The Reserve Bank of India cut the benchmark repo rate by 25 basis points to 7.25 percent, and raised its forecast for inflation next year.

"This was the most we could do given the data we had," said governor Raghuram Rajan at a press conference following the review meeting. "We have to be on a disinflationary path, and we will use any room that opens up on that path."

The rate cut is in keeping with analyst expectations in various polls. This was the third cut this year, and of the same extent as the previous two.

Rajan cited weaker inflation and mixed indicators of recovery. He further said that future rate cuts depend on the economy, which currently shows inflationary risks. "Below normal monsoon has been predicted, and food prices are firming amidst volatility in the external environment," Rajan said. "We will wait to see the government response if the monsoon is weak."

The bank's cautious stance on future cuts led to a sharp drop in the Nifty, which shed as much as 1.1 percent after the announcement.

The RBI also said it now expects inflation to touch 6 percent by January next year. He said the bank was working with the government to reduce bottlenecks in the path to growth. "We play together. These cuts will ease the way for further investments," he said.

Consumer price inflation fell to 4.8 percent in April, the lowest in four months. RBI has a CPI inflation target of 6 percent for the current year and aims to bring down inflation to 4% in the medium term.

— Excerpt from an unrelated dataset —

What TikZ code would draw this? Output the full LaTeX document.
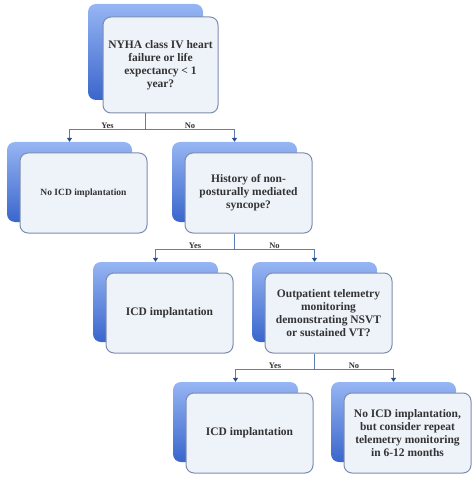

It took until April for businesses and individuals to benefit from the first two rate cuts because banks, straddled with low liquidity, were reluctant to lend. Rajan had admonished them for that, saying that "credit growth is tepid, banks are sitting on money and their marginal cost of funding has fallen. The notion that it hasn't is nonsense." Since then, major banks such as State Bank of India, HDFC Bank and ICICI Bank have cut rates.

This time, banks might respond faster. “Banks can be expected to reduce their base rates by 25 basis points simply because this is a lean season and credit growth is weak so there is no pressure on bank earnings,” said Indranil Sengupta, chief India economist at Bank of America-Merrill Lynch in this report.